Category   Desserts - Breads
Sub Category   None

Ingredients
8 oz semisweet chocolate
4 T butter, softened, divided
2 boxes Tagalongs
2 1/2 c whipping cream, divided
1/4 c sugar
1/2 t vanilla
2 T powdered sugar
1/2 c smooth peanut butter chocolate
1/4 c chocolate shavings for garnish
 
6 individual souffle dishes, buttered and lined with wax paper on all sides

Instructions
Melt chocolate with 2 T butter in top of double boiler. While chocolate is melting, prepare crust for parfait. Crust- finely ground 1 ½ boxes of Tagalongs.
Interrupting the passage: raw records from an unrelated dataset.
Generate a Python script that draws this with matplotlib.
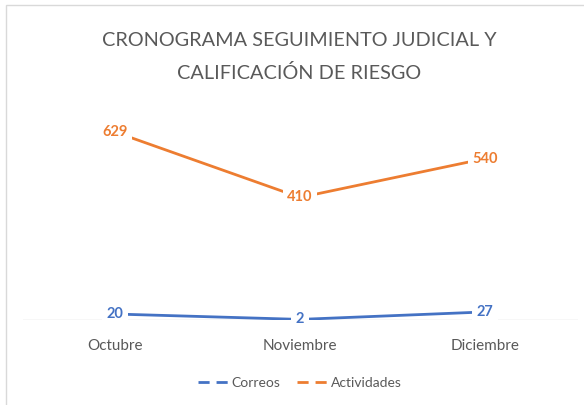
import matplotlib
matplotlib.use("Agg")
import matplotlib.pyplot as plt
from matplotlib.lines import Line2D
from matplotlib.patches import Rectangle

plt.rcParams["font.family"] = ["Lato", "DejaVu Sans"]

meses = ["Octubre", "Noviembre", "Diciembre"]
correos = [20, 2, 27]
actividades = [629, 410, 540]

azul = "#4472C4"
naranja = "#ED7D31"
gris = "#595959"

fig = plt.figure(figsize=(5.84, 4.05), dpi=100)
# marco del grafico
fig.patches.append(Rectangle((6 / 584, -0.1), 1.2, 1 - 5 / 405 + 0.1,
                             transform=fig.transFigure, fill=False,
                             edgecolor="#d9d9d9", linewidth=1))

ax = fig.add_axes([22.5 / 584, 1 - 320 / 405, 555 / 584, 220 / 405])
x = range(len(meses))
ax.plot(x, correos, color=azul, linewidth=2.0, solid_capstyle="round")
ax.plot(x, actividades, color=naranja, linewidth=2.0, solid_capstyle="round")

for serie, col in [(correos, azul), (actividades, naranja)]:
    for i, v in enumerate(serie):
        ax.text(i, v, str(v), color=col, fontsize=10.5, fontweight="bold",
                ha="center", va="center",
                bbox=dict(boxstyle="square,pad=0.3", fc="white", ec="none"))

ax.set_xlim(-0.5, 2.5)
ax.set_ylim(0, 736)
ax.axhline(0, color="#d9d9d9", linewidth=1, zorder=0)
for s in ax.spines.values():
    s.set_visible(False)
ax.set_yticks([])
ax.set_xticks(list(x))
ax.set_xticklabels(meses, color=gris, fontsize=11)
ax.tick_params(axis="x", length=0, pad=14)

fig.text(299 / 584, 1 - 40 / 405, "CRONOGRAMA SEGUIMIENTO JUDICIAL Y",
         ha="center", va="center", fontsize=14.3, color=gris)
fig.text(299 / 584, 1 - 73 / 405, "CALIFICACIÓN DE RIESGO",
         ha="center", va="center", fontsize=14.3, color=gris)

handles = [Line2D([], [], color=azul, linewidth=2, linestyle=(0, (4, 2.5))),
           Line2D([], [], color=naranja, linewidth=2, linestyle=(0, (4, 2.5)))]
fig.legend(handles, ["Correos", "Actividades"], loc="center",
           bbox_to_anchor=(300 / 584, 1 - 383 / 405), ncol=2, frameon=False,
           fontsize=10, labelcolor=gris, handlelength=2.2, handletextpad=0.2,
           columnspacing=1.2)

fig.savefig("out.png", dpi=100)
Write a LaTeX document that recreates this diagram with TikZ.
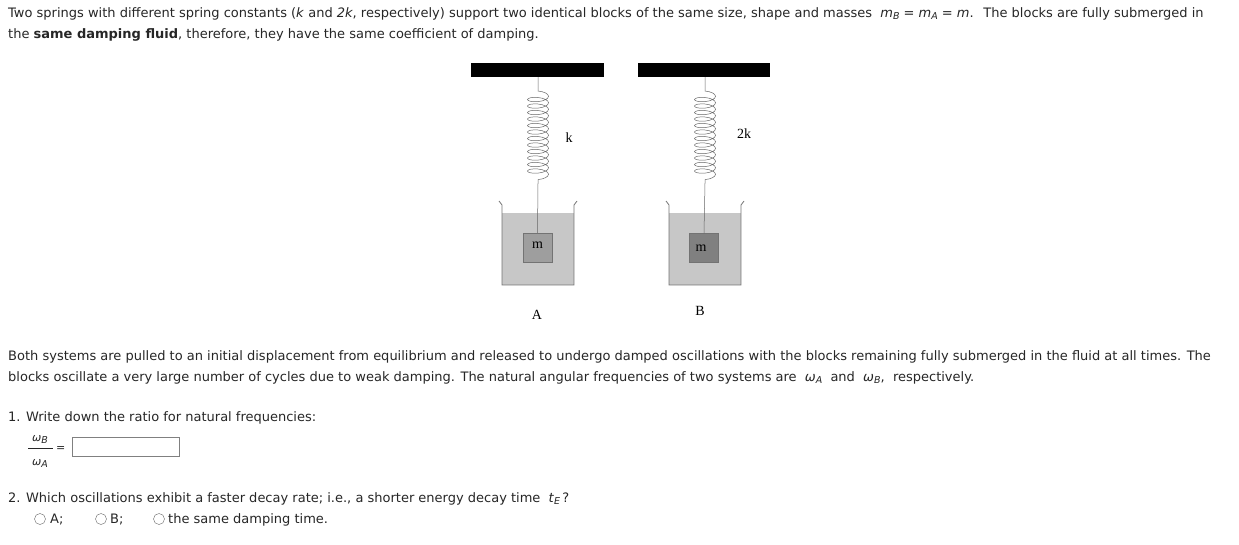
\documentclass[tikz,border=0pt]{standalone}
\usepackage{fontspec}
\setmainfont{DejaVu Sans}
\newfontfamily\figfont{Liberation Serif}
\usetikzlibrary{decorations.pathmorphing}
\newcommand{\mysub}[1]{\raisebox{-0.35ex}{\fontsize{9.5}{10}\selectfont\textit{#1}}}
\begin{document}
\begin{tikzpicture}[x=1pt,y=-1pt,
  txt/.style={anchor=base west,inner sep=0pt,font=\fontsize{13}{15}\selectfont,text=black!85},
  lbl/.style={inner sep=0pt,font=\figfont\fontsize{14}{15}\selectfont},
  bar/.style={fill=black},
  fluid/.style={fill=black!22,draw=none},
  wall/.style={draw=black!55,line width=0.8pt},
  springd/.style={draw=black!60,line width=0.5pt,decoration={coil,segment length=6.5pt,amplitude=10.5pt,aspect=0.35},decorate},
  radio/.style={circle,draw=black!60,minimum size=11pt,inner sep=0pt}]
\useasboundingbox (0,0) rectangle (1239,544);
\node[txt] (t1) at (8,17) {Two springs with different spring constants (\textit{k} and \textit{2k}, respectively) support two identical blocks of the same size, shape and masses \ \textit{m}\mysub{B} = \textit{m}\mysub{A} = \textit{m}. \ The blocks are fully submerged in};
\node[txt] (t2) at (8,38) {the \textbf{same damping fluid}, therefore, they have the same coefficient of damping.};
% system A
\fill[bar] (471,63) rectangle (604,77);
\fill[fluid] (502,213) rectangle (574,285);
\draw[wall] (499,201) -- (502,205) -- (502,285) -- (574,285) -- (574,205) -- (577,201);
\node[draw=black!55,fill=black!38,minimum size=29pt,inner sep=0pt] (mA) at (537.5,247.5) {};
\node[lbl] at (537.5,245) {m};
\coordinate (sA1) at (538,91);
\coordinate (sA2) at (538,183);
\draw[black!60,line width=0.5pt] (538,77) -- (sA1) (sA2) -- (mA.north);
\draw[springd] (sA1) -- (sA2);
\node[lbl] (kA) at (569,138) {k};
\node[lbl] (LA) at (537,315) {A};
% system B
\fill[bar] (638,63) rectangle (770,77);
\fill[fluid] (669,213) rectangle (741,285);
\draw[wall] (666,201) -- (669,205) -- (669,285) -- (741,285) -- (741,205) -- (744,201);
\node[draw=black!55,fill=black!50,minimum size=29pt,inner sep=0pt] (mB) at (704,248) {};
\node[lbl] at (701,248) {m};
\coordinate (sB1) at (705,91);
\coordinate (sB2) at (705,183);
\draw[black!60,line width=0.5pt] (705,77) -- (sB1) (sB2) -- (mB.north);
\draw[springd] (sB1) -- (sB2);
\node[lbl] (kB) at (744,134) {2k};
\node[lbl] (LB) at (700,311) {B};
% text
\node[txt] (p1) at (8,360) {Both systems are pulled to an initial displacement from equilibrium and released to undergo damped oscillations with the blocks remaining fully submerged in the fluid at all times. The};
\node[txt] (p2) at (8,381) {blocks oscillate a very large number of cycles due to weak damping. The natural angular frequencies of two systems are \ \textit{ω}\mysub{A} \ and \ \textit{ω}\mysub{B}, \ respectively.};
\node[txt] (q1) at (8,421) {1. Write down the ratio for natural frequencies:};
\node[txt,font=\fontsize{11}{12}\selectfont,anchor=base] at (40,441) {\textit{ω}\mysub{B}};
\draw[black!85,line width=0.6pt] (28,448) -- (53,448);
\node[txt,font=\fontsize{11}{12}\selectfont,anchor=base] at (40,465) {\textit{ω}\mysub{A}};
\node[txt,font=\fontsize{11}{12}\selectfont] at (56,451) {=};
\node[draw=black!50,line width=0.6pt,minimum width=107pt,minimum height=19pt,inner sep=0pt] (box) at (125.5,446.5) {};
\node[txt] (q2) at (8,502) {2. Which oscillations exhibit a faster decay rate; i.e., a shorter energy decay time \ \textit{t}\mysub{E}\,?};
\node[radio] (rA) at (40,519) {};
\node[txt] at (50,523) {A;};
\node[radio] (rB) at (101,519) {};
\node[txt] at (110,523) {B;};
\node[radio] (rC) at (159,519) {};
\node[txt] at (168,523) {the same damping time.};
\end{tikzpicture}
\end{document}
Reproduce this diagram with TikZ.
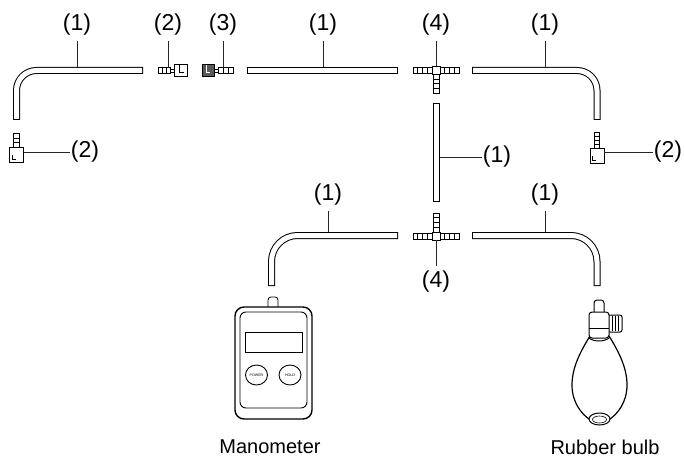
\documentclass[tikz,border=0pt]{standalone}
\usepackage{fontspec}
\setmainfont{Liberation Sans}
% tube: dark outline with a white core, ends closed
\newcommand\tube[2][]{\draw[tubeout,#1]#2;\draw[tubein,#1]#2;}
% row of barbs along x: start x, centre y, segment width (signed), count, half height
\newcommand\barbrow[5]{\foreach \k in {1,...,#4}{\draw[part] ({#1+(\k-1)*(#3)},{#2-#5}) rectangle ({#1+\k*(#3)},{#2+#5});}}
% column of barbs along y: centre x, start y, segment height (signed), count, half width
\newcommand\barbcol[5]{\foreach \k in {1,...,#4}{\draw[part] ({#1-#5},{#2+(\k-1)*(#3)}) rectangle ({#1+#5},{#2+\k*(#3)});}}
\begin{document}
\begin{tikzpicture}[x=1pt,y=-1pt,
  tubeout/.style={line width=7pt,black},
  tubein/.style={line width=5pt,white,shorten <=1pt,shorten >=1pt},
  part/.style={draw=black,line width=0.8pt,fill=white},
  body/.style={draw=black,line width=1.2pt,fill=white},
  lead/.style={draw=black!85,line width=0.7pt},
  lbl/.style={inner sep=0pt,font=\fontsize{23}{27}\selectfont},
  captext/.style={inner sep=0pt,font=\fontsize{20}{24}\selectfont},
  btn/.style={inner sep=0pt,font=\fontsize{3.6}{4}\selectfont},
]
\useasboundingbox[fill=white] (0,0) rectangle (684,457);

% ---- tubes (1)
\tube[rounded corners=20pt]{(16.5,120) -- (16.5,70.5) -- (143,70.5)}
\tube{(247,70.5) -- (398,70.5)}
\tube[rounded corners=20pt]{(472,70.5) -- (597,70.5) -- (597,120)}
\tube{(436,103) -- (436,202)}
\tube[rounded corners=26pt]{(271.5,286) -- (271.5,235.5) -- (398,235.5)}
\tube[rounded corners=26pt]{(472,235.5) -- (597,235.5) -- (597,286)}

% ---- straight connector (2)
\barbrow{158}{70.5}{4}{3}{2.6}
\draw[part] (170,69) rectangle (174,72);
\draw[part] (174,64.5) rectangle (187,76.5);
\draw[line width=0.7pt] (179.5,64.5) |- (183.5,72);

% ---- connector (3)
\draw[part,fill=black!65] (202,64.5) rectangle (214,76.5);
\draw[white,line width=0.7pt] (206.5,65.5) |- (209.5,72);
\draw[part] (214,69) rectangle (218,72);
\barbrow{218}{70.5}{5}{3}{2.6}

% ---- upper tee (4)
\barbrow{432}{70.5}{-4.75}{4}{3}
\barbrow{440}{70.5}{4.75}{4}{3}
\barbcol{436}{74.5}{4.7}{4}{3}
\draw[part] (432,66.5) rectangle (440,74.5);

% ---- lower tee (4)
\barbrow{432}{236}{-4.75}{4}{3}
\barbrow{440}{236}{4.75}{4}{3}
\barbcol{436}{232}{-4.75}{4}{3}
\draw[part] (432,232) rectangle (440,240);

% ---- elbow connectors (2)
\barbcol{16.5}{147}{-4.5}{3}{2.8}
\draw[part] (9.5,147) rectangle (23.5,162);
\draw[line width=0.6pt] (12,155) |- (15.5,159);
\barbcol{597}{148}{-4}{4}{2.8}
\draw[part] (590,148) rectangle (604,163);
\draw[line width=0.6pt] (592.5,156) |- (596,160);

% ---- manometer
\draw[part,rounded corners=3pt] (268,308) -- (268,297) -- (278,297) -- (278,308);
\draw[body,line width=1.4pt,rounded corners=9pt] (235,307) rectangle (312,419);
\draw[line width=0.9pt,rounded corners=6pt] (240,312) rectangle (307,408);
\draw[line width=0.9pt] (245,332) rectangle (302,352);
\draw[line width=0.9pt] (256.5,375) ellipse [x radius=11, y radius=10];
\draw[line width=0.9pt] (290,375) ellipse [x radius=11, y radius=10];
\node[btn] (power) at (256.5,375) {POWER};
\node[btn] (hold) at (290,375) {HOLD};
\node[captext] (mano) at (270,447) {Manometer};

% ---- rubber bulb
\draw[part,line width=1pt,rounded corners=3pt] (594,313) -- (594,300) -- (604,300) -- (604,313);
\draw[part,line width=1pt,rounded corners=2pt] (608,315) rectangle (622,332);
\foreach \xx in {612,615,618} \draw[line width=0.6pt] (\xx,316) -- (\xx,331);
\draw[body] (590,336) .. controls (580,352) and (572,368) .. (572,385)
  .. controls (572,403) and (582,414) .. (589,419) -- (610,419)
  .. controls (617,414) and (627,403) .. (627,385)
  .. controls (627,368) and (619,352) .. (609,336) -- cycle;
\draw[part,line width=1pt,rounded corners=3pt] (589,338) rectangle (609,312);
\draw[line width=1pt] (589,328) -- (609,328);
\draw[line width=1pt] (589,338) .. controls (594,342) and (604,342) .. (609,338);
\draw[part,line width=1pt] (599.5,419) ellipse [x radius=10.5, y radius=6];
\draw[line width=0.6pt] (599.5,419.5) ellipse [x radius=7, y radius=3.5];
\node[captext] (bulb) at (605,447) {Rubber bulb};

% ---- labels and leader lines
\node[lbl] (la) at (77,25) {(1)};
\node[lbl] (lb) at (168,25) {(2)};
\node[lbl] (lc) at (223,25) {(3)};
\node[lbl] (ld) at (323,25) {(1)};
\node[lbl] (le) at (436,25) {(4)};
\node[lbl] (lf) at (545,25) {(1)};
\node[lbl] (lg) at (85,152) {(2)};
\node[lbl] (lh) at (668,152) {(2)};
\node[lbl] (li) at (497,157) {(1)};
\node[lbl] (lj) at (328,195) {(1)};
\node[lbl] (lk) at (545,195) {(1)};
\node[lbl] (ll) at (436,282) {(4)};

\coordinate (pa) at (77,67);
\coordinate (pb) at (168,68);
\coordinate (pc) at (223,68);
\coordinate (pd) at (323,67);
\coordinate (pe) at (436,66.5);
\coordinate (pf) at (545,67);
\coordinate (pg) at (23.5,152);
\coordinate (ph) at (604,152);
\coordinate (pi) at (439.5,157);
\coordinate (pj) at (328,232);
\coordinate (pk) at (545,232);
\coordinate (pl) at (436,240);

\foreach \a/\b in {la/pa,lb/pb,lc/pc,ld/pd,le/pe,lf/pf,lj/pj,lk/pk}
  \draw[lead] ([yshift=-5pt]\a.south) -- (\b);
\draw[lead] (pg) -- ([xshift=-1pt]lg.west);
\draw[lead] (ph) -- ([xshift=-1pt]lh.west);
\draw[lead] (pi) -- ([xshift=-1pt]li.west);
\draw[lead] (pl) -- ([yshift=5pt]ll.north);
\end{tikzpicture}
\end{document}
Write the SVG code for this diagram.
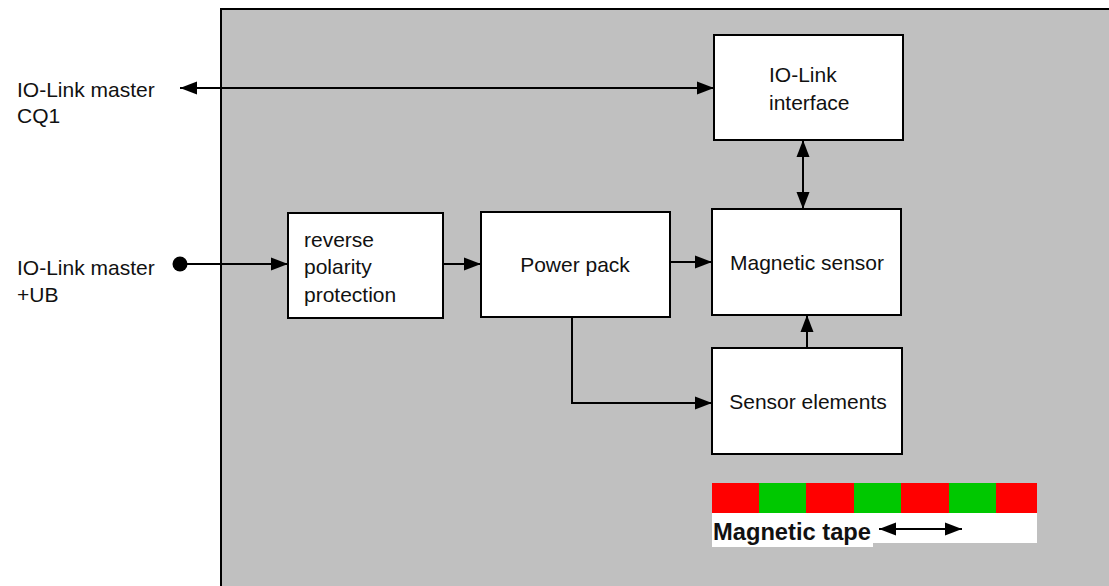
<svg xmlns="http://www.w3.org/2000/svg" width="1109" height="586" viewBox="0 0 1109 586">
<style>
.t{font-family:"Liberation Sans",Arial,sans-serif;font-size:21px;fill:#111}
.b{fill:#fff;stroke:#000;stroke-width:2}
.c{fill:none;stroke:#000;stroke-width:2}
</style>
<defs>
<marker id="ah" markerUnits="userSpaceOnUse" markerWidth="17" markerHeight="14" refX="17" refY="7" orient="auto-start-reverse">
<path d="M0,0.5 L17,7 L0,13.5 z" fill="#000"/>
</marker>
</defs>
<rect width="1109" height="586" fill="#fff"/>
<g id="housing">
<rect x="221" y="9" width="898" height="590" fill="#c0c0c0" stroke="#000" stroke-width="2"/>
</g>
<g id="labels-left">
<text class="t" x="17" y="97">IO-Link master</text>
<text class="t" x="17" y="123">CQ1</text>
<text class="t" x="17" y="275">IO-Link master</text>
<text class="t" x="17" y="302">+UB</text>
</g>
<g id="io-link-interface">
<rect class="b" x="714" y="35" width="189" height="105"/>
<text class="t" x="769" y="82">IO-Link</text>
<text class="t" x="769" y="110">interface</text>
</g>
<g id="reverse-polarity">
<rect class="b" x="288" y="213" width="155" height="105"/>
<text class="t" x="304" y="247">reverse</text>
<text class="t" x="304" y="274">polarity</text>
<text class="t" x="304" y="302">protection</text>
</g>
<g id="power-pack">
<rect class="b" x="481" y="212" width="189" height="105"/>
<text class="t" x="575" y="272" text-anchor="middle">Power pack</text>
</g>
<g id="magnetic-sensor">
<rect class="b" x="712" y="209" width="189" height="106"/>
<text class="t" x="807" y="270" text-anchor="middle">Magnetic sensor</text>
</g>
<g id="sensor-elements">
<rect class="b" x="712" y="348" width="190" height="106"/>
<text class="t" x="808" y="409" text-anchor="middle">Sensor elements</text>
</g>
<g id="magnetic-tape">
<rect x="712" y="513" width="325" height="30" fill="#fff"/>
<rect x="712" y="513" width="161" height="34" fill="#fff"/>
<rect x="712" y="483" width="47" height="30" fill="#f00"/>
<rect x="759" y="483" width="47" height="30" fill="#00c800"/>
<rect x="806" y="483" width="48" height="30" fill="#f00"/>
<rect x="854" y="483" width="47" height="30" fill="#00c800"/>
<rect x="901" y="483" width="48" height="30" fill="#f00"/>
<rect x="949" y="483" width="47" height="30" fill="#00c800"/>
<rect x="996" y="483" width="41" height="30" fill="#f00"/>
<text x="713" y="540" font-family="'Liberation Sans',Arial,sans-serif" font-size="23" font-weight="bold" fill="#111" textLength="158" lengthAdjust="spacingAndGlyphs">Magnetic tape</text>
<line class="c" x1="879" y1="529" x2="962" y2="529" marker-start="url(#ah)" marker-end="url(#ah)"/>
</g>
<g id="connectors">
<line class="c" x1="180" y1="88" x2="714" y2="88" marker-start="url(#ah)" marker-end="url(#ah)"/>
<circle cx="180" cy="264" r="7.5" fill="#000"/>
<line class="c" x1="180" y1="264" x2="288" y2="264" marker-end="url(#ah)"/>
<line class="c" x1="443" y1="264" x2="481" y2="264" marker-end="url(#ah)"/>
<line class="c" x1="670" y1="262" x2="712" y2="262" marker-end="url(#ah)"/>
<polyline class="c" points="572,317 572,403 712,403" marker-end="url(#ah)"/>
<line class="c" x1="807" y1="348" x2="807" y2="315" marker-end="url(#ah)"/>
<line class="c" x1="803" y1="140" x2="803" y2="209" marker-start="url(#ah)" marker-end="url(#ah)"/>
</g>
</svg>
Divide mixture evenly between prepared molds. Gently pat down cookie mixture to form bottom crust of parfait. Filling- Whip 1 c whipping cream with sugar and vanilla just until slightly thickened. Add cream mixture to melted chocolate and fold together. Divide evenly between molds and tap down lightly. Whip 1 ½ c whipping cream with powdered sugar until soft peaks form. Mix peanut butter with 2 T butter until very smooth and creamy. Fold the 2 mixtures together and divide into the molds evenly. Smooth tops and tap lightly. Refrigerate at least 4 hours. Remove from fridge at least 30 min before serving. Place parfait on plate and remove mold. Gently peel away wax paper. Garnish with remaining cookies that have been coarsely chopped and shaved chocolate.